[Source code of charts]
======
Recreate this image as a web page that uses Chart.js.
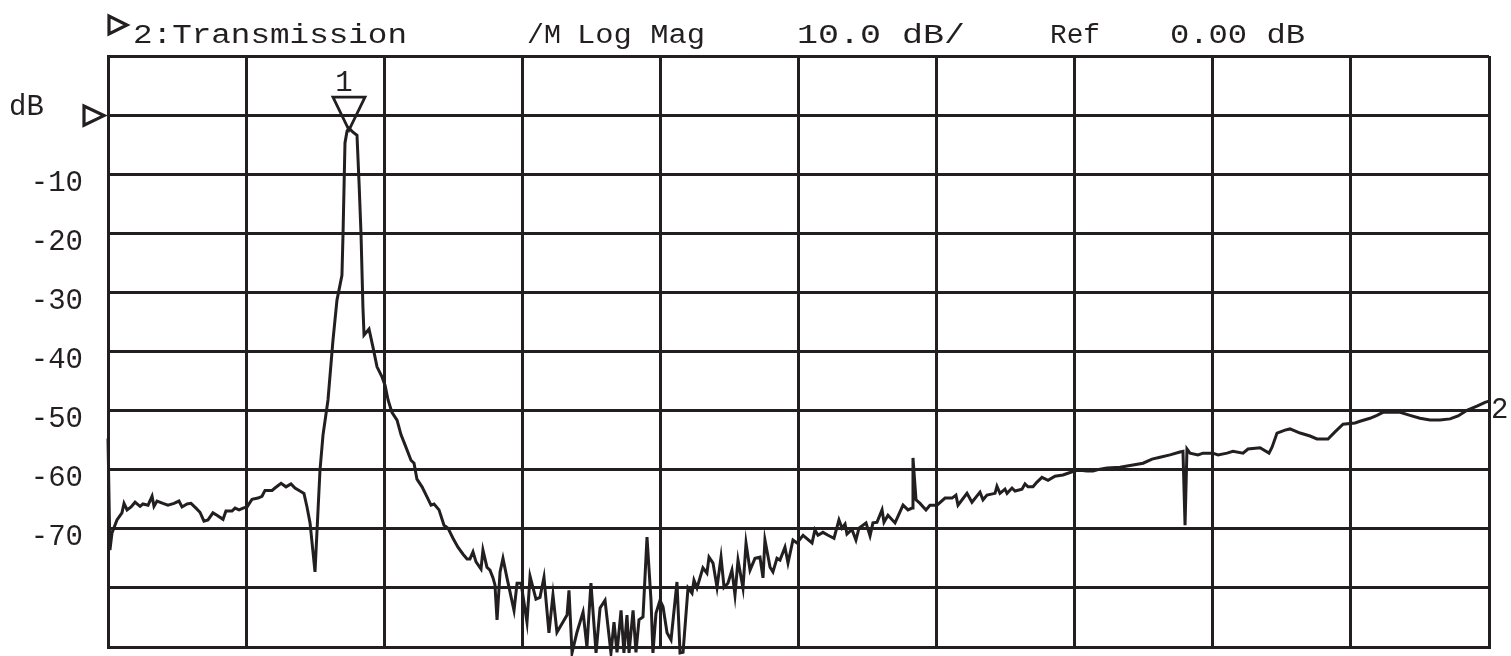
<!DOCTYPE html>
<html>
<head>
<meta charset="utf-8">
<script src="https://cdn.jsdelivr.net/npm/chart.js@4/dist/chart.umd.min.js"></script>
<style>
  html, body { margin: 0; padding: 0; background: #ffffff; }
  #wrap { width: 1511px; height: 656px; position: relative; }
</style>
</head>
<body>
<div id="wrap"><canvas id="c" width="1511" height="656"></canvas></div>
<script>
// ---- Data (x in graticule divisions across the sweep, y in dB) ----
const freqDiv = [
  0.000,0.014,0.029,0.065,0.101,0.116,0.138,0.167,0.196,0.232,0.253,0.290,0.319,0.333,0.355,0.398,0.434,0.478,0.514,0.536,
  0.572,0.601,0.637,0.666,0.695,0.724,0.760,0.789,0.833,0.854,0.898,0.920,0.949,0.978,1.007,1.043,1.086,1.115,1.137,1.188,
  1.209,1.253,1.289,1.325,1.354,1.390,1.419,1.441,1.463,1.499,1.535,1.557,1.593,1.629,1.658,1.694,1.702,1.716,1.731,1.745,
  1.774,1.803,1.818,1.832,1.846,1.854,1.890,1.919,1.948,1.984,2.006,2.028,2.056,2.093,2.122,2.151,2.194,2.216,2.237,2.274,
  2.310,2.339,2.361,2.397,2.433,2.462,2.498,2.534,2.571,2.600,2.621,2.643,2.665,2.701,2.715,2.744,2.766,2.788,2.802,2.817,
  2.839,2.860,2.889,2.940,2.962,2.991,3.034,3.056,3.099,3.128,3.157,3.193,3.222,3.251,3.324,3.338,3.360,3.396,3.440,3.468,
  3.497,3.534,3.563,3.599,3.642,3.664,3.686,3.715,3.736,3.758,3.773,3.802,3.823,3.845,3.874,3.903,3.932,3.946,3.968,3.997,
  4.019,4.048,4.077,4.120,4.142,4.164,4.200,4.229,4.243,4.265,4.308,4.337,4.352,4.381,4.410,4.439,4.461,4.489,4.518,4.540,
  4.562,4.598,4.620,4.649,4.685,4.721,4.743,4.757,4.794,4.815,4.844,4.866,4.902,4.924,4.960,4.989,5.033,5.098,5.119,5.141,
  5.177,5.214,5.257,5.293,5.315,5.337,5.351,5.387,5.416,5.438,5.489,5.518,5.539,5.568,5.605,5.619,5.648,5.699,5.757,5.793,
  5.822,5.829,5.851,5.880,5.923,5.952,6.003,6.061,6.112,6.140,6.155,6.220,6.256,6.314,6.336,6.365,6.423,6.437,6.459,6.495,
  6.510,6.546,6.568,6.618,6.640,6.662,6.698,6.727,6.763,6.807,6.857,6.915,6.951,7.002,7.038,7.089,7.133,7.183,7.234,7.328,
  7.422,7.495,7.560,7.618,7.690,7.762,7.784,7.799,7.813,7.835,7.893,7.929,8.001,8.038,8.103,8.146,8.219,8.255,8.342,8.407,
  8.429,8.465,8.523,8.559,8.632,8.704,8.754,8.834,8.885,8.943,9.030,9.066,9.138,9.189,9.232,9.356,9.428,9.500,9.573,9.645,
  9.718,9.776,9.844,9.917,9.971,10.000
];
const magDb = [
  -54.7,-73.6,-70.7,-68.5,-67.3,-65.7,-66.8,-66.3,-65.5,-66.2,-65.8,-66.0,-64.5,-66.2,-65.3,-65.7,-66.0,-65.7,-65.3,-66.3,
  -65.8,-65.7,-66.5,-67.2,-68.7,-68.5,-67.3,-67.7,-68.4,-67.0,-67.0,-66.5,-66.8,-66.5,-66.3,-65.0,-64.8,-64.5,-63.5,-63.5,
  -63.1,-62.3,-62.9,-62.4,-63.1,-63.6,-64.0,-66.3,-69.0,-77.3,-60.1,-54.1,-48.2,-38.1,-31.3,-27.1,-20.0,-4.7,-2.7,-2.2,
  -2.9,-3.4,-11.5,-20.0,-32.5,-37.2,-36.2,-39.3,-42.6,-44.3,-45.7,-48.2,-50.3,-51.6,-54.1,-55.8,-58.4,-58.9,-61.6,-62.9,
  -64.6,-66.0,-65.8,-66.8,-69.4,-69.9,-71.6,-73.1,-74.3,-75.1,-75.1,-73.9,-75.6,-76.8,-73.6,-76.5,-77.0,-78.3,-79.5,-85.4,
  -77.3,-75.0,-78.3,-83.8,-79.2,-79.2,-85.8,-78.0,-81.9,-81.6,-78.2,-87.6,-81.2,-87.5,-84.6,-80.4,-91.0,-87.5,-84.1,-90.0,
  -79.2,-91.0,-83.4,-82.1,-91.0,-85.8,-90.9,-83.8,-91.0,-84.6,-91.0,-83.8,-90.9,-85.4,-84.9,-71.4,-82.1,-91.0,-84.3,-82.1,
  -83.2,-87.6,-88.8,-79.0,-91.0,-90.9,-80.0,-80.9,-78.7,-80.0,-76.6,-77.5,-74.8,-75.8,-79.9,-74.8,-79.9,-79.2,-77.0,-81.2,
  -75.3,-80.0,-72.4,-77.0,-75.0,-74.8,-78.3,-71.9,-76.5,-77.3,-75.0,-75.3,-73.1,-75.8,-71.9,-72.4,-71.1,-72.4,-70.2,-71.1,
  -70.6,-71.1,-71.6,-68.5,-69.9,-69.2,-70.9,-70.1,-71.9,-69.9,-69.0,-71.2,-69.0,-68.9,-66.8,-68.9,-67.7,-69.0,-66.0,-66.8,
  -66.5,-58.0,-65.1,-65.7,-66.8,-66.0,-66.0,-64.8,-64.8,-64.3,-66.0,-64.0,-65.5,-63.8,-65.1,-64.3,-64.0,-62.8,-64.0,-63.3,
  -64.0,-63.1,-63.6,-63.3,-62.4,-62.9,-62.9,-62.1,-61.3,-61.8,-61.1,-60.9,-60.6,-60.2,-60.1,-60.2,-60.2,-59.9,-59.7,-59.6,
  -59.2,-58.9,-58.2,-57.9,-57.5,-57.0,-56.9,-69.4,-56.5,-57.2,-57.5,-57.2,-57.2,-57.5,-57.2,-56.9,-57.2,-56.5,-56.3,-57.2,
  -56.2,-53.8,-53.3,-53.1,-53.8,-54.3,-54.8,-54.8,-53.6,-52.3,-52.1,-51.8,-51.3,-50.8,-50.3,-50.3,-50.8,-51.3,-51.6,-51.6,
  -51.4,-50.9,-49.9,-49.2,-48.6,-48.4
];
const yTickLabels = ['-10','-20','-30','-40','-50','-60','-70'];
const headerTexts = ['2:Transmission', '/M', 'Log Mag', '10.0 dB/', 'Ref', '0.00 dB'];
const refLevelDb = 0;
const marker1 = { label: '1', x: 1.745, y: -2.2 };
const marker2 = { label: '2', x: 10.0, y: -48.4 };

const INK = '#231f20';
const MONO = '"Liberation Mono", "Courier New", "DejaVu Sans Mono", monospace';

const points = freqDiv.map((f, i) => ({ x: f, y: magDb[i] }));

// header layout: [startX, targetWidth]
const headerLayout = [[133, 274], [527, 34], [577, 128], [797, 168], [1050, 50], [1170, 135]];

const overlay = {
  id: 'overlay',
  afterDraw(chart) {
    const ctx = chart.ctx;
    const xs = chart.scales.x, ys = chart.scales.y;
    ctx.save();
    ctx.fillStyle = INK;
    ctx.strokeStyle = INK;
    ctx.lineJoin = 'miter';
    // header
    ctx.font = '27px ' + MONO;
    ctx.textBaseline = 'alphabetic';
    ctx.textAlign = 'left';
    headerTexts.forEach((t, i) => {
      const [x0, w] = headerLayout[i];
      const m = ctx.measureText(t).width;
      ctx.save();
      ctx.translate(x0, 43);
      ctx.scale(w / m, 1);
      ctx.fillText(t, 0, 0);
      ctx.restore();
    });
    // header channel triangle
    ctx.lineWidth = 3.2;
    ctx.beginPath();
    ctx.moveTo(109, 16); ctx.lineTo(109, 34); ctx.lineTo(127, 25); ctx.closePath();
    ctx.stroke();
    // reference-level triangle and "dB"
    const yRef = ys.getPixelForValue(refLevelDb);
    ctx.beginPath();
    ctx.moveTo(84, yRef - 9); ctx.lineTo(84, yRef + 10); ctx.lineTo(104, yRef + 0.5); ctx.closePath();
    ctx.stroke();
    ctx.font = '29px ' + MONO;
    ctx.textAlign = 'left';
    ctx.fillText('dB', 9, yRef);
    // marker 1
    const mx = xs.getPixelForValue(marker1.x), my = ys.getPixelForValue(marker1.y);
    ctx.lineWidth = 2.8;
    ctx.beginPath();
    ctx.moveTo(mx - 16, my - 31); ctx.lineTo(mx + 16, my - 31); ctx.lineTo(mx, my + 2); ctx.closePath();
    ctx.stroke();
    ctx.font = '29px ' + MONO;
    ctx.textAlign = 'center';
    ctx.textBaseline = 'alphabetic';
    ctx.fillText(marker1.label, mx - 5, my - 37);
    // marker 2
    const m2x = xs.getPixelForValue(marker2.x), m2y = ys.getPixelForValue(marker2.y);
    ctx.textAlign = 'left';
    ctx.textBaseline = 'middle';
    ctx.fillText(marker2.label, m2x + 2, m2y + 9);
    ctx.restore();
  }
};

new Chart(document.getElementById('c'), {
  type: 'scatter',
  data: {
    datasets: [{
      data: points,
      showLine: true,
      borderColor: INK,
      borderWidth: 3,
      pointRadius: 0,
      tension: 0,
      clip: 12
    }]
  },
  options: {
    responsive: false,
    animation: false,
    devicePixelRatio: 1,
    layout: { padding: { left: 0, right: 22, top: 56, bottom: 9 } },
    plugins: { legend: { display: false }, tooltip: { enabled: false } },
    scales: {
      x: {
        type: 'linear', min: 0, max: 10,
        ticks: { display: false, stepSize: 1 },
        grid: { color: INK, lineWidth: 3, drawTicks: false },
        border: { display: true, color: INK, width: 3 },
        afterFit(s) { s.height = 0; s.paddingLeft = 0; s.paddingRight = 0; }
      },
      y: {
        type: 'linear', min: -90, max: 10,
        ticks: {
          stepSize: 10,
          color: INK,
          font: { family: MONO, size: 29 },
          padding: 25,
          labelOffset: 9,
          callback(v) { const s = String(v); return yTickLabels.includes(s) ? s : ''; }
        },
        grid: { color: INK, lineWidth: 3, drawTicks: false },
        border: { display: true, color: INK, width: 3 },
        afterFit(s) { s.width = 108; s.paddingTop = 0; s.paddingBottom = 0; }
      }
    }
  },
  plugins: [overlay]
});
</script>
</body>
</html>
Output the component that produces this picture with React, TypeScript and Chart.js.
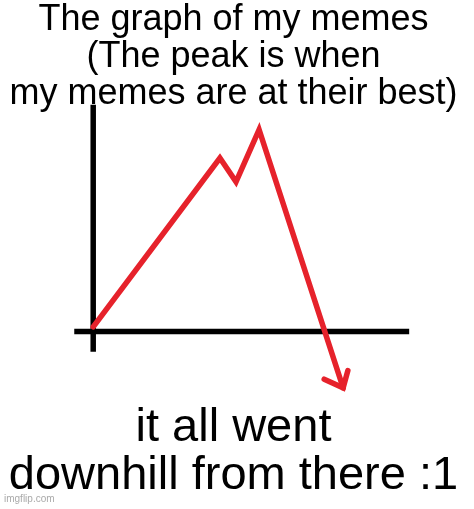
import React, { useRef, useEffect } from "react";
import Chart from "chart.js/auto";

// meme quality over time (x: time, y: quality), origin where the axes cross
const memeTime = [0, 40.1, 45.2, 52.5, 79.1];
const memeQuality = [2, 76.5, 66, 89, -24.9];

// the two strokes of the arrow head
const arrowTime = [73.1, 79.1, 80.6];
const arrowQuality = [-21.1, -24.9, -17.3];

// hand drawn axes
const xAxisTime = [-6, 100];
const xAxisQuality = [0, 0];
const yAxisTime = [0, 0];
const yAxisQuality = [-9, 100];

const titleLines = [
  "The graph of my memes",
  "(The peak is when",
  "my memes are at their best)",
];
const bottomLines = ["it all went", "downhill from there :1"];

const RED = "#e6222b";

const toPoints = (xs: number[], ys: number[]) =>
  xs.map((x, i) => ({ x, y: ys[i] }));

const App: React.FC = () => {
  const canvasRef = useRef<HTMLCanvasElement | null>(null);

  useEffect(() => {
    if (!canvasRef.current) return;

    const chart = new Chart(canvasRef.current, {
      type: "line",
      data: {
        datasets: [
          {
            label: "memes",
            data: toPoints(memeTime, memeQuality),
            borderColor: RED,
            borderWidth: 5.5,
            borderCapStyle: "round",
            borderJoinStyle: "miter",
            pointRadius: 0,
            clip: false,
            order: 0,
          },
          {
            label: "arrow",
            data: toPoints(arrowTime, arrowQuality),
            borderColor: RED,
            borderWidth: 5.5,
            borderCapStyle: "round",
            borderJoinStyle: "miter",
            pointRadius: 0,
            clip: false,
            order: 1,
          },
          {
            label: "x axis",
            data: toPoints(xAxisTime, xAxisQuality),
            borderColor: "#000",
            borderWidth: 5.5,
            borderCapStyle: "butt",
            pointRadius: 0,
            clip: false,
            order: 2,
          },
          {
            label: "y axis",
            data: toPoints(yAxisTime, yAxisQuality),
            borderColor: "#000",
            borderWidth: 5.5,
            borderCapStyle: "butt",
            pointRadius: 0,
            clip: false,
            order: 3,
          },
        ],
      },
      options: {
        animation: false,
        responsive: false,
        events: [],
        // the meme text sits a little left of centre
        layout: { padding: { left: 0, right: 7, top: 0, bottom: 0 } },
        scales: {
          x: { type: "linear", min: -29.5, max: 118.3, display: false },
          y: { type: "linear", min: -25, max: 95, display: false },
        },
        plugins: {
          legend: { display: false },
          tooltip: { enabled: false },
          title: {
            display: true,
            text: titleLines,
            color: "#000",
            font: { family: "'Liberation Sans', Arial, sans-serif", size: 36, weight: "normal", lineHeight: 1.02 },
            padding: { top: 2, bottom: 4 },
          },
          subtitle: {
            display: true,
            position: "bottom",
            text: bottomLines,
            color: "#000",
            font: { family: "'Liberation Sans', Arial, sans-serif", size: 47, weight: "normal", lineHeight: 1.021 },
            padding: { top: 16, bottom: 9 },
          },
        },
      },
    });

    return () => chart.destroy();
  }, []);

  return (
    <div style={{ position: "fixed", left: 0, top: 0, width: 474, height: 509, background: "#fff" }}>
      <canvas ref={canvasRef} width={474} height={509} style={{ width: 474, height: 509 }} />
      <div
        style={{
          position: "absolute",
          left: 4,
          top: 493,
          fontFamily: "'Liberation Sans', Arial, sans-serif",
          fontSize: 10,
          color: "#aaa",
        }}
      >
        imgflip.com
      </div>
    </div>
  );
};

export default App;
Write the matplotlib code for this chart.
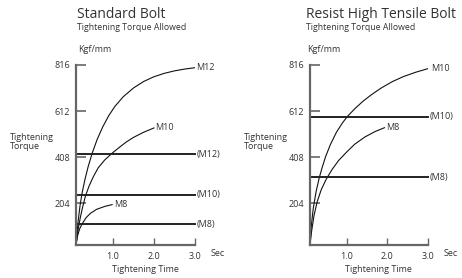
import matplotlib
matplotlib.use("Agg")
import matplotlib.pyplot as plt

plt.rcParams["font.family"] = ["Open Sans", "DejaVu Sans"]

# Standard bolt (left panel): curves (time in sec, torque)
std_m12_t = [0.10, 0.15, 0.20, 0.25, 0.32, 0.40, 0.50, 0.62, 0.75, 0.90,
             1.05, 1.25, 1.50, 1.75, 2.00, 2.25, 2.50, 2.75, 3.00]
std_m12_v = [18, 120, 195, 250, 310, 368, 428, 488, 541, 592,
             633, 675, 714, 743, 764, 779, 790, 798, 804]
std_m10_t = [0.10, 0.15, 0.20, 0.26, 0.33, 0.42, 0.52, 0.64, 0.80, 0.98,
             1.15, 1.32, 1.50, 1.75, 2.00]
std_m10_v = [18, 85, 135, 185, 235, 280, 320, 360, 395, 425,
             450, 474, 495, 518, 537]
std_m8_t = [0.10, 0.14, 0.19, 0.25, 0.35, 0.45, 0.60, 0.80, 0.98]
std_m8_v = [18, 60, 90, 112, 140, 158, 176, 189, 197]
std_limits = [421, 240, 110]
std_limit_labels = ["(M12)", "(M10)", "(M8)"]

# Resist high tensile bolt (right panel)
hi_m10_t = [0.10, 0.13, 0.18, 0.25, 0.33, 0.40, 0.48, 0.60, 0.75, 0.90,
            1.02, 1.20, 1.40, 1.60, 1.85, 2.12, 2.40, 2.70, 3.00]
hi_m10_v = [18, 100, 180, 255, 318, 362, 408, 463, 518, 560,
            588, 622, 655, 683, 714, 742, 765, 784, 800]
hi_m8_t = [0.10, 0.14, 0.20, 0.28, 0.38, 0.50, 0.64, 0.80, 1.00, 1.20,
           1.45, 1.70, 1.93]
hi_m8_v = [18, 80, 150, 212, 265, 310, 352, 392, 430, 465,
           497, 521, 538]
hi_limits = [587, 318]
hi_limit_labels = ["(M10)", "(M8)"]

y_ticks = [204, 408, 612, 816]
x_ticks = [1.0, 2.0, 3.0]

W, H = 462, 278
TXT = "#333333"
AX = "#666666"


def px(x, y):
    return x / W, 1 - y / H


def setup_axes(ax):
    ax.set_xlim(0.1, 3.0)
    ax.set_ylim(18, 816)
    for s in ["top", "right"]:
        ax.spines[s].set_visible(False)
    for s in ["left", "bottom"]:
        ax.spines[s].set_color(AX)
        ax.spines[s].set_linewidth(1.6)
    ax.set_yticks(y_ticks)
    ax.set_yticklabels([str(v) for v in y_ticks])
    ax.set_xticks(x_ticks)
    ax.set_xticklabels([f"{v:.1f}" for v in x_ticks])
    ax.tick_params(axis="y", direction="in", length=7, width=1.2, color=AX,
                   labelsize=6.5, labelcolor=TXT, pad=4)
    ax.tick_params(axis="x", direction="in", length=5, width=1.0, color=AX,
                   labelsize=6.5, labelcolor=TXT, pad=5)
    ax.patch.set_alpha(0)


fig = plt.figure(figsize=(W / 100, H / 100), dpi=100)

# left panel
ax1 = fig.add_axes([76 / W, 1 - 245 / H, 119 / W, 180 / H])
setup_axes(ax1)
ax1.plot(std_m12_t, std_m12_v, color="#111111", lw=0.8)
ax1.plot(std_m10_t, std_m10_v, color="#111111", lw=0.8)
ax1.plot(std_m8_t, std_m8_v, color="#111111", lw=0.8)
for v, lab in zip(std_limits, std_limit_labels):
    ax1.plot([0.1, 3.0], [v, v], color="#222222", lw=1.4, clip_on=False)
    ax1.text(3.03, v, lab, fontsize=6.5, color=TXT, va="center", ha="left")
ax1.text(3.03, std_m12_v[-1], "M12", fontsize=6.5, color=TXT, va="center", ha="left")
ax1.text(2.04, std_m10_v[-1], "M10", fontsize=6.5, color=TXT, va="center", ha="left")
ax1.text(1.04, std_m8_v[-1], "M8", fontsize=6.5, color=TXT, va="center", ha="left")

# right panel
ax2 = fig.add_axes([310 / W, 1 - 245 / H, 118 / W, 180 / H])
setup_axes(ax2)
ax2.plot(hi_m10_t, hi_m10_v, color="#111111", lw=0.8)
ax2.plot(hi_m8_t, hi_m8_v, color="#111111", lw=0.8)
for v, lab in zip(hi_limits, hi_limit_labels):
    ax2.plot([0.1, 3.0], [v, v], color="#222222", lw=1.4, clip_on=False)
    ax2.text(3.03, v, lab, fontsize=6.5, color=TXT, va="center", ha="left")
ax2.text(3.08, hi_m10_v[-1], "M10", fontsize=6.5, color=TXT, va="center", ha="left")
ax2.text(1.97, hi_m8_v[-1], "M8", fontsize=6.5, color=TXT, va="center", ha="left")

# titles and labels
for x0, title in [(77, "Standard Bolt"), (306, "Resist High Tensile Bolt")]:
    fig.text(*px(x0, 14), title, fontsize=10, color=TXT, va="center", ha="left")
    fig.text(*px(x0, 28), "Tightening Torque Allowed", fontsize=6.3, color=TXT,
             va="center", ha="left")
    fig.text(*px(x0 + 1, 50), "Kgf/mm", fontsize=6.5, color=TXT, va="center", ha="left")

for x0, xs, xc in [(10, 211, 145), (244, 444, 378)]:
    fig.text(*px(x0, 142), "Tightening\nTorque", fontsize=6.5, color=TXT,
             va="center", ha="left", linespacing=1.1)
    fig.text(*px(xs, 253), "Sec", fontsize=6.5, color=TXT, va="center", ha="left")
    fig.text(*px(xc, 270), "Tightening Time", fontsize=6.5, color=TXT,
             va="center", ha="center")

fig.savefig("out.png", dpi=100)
======
Task to complete:
Beginning at the line above that contains "Output the component", repeat each line exactly through the one that contains "const arrowQuality = [-21.1, -24.9, -17.3];", and leave out the pictures.

Complete response:
Output the component that produces this picture with React, TypeScript and Chart.js.
import React, { useRef, useEffect } from "react";
import Chart from "chart.js/auto";

// meme quality over time (x: time, y: quality), origin where the axes cross
const memeTime = [0, 40.1, 45.2, 52.5, 79.1];
const memeQuality = [2, 76.5, 66, 89, -24.9];

// the two strokes of the arrow head
const arrowTime = [73.1, 79.1, 80.6];
const arrowQuality = [-21.1, -24.9, -17.3];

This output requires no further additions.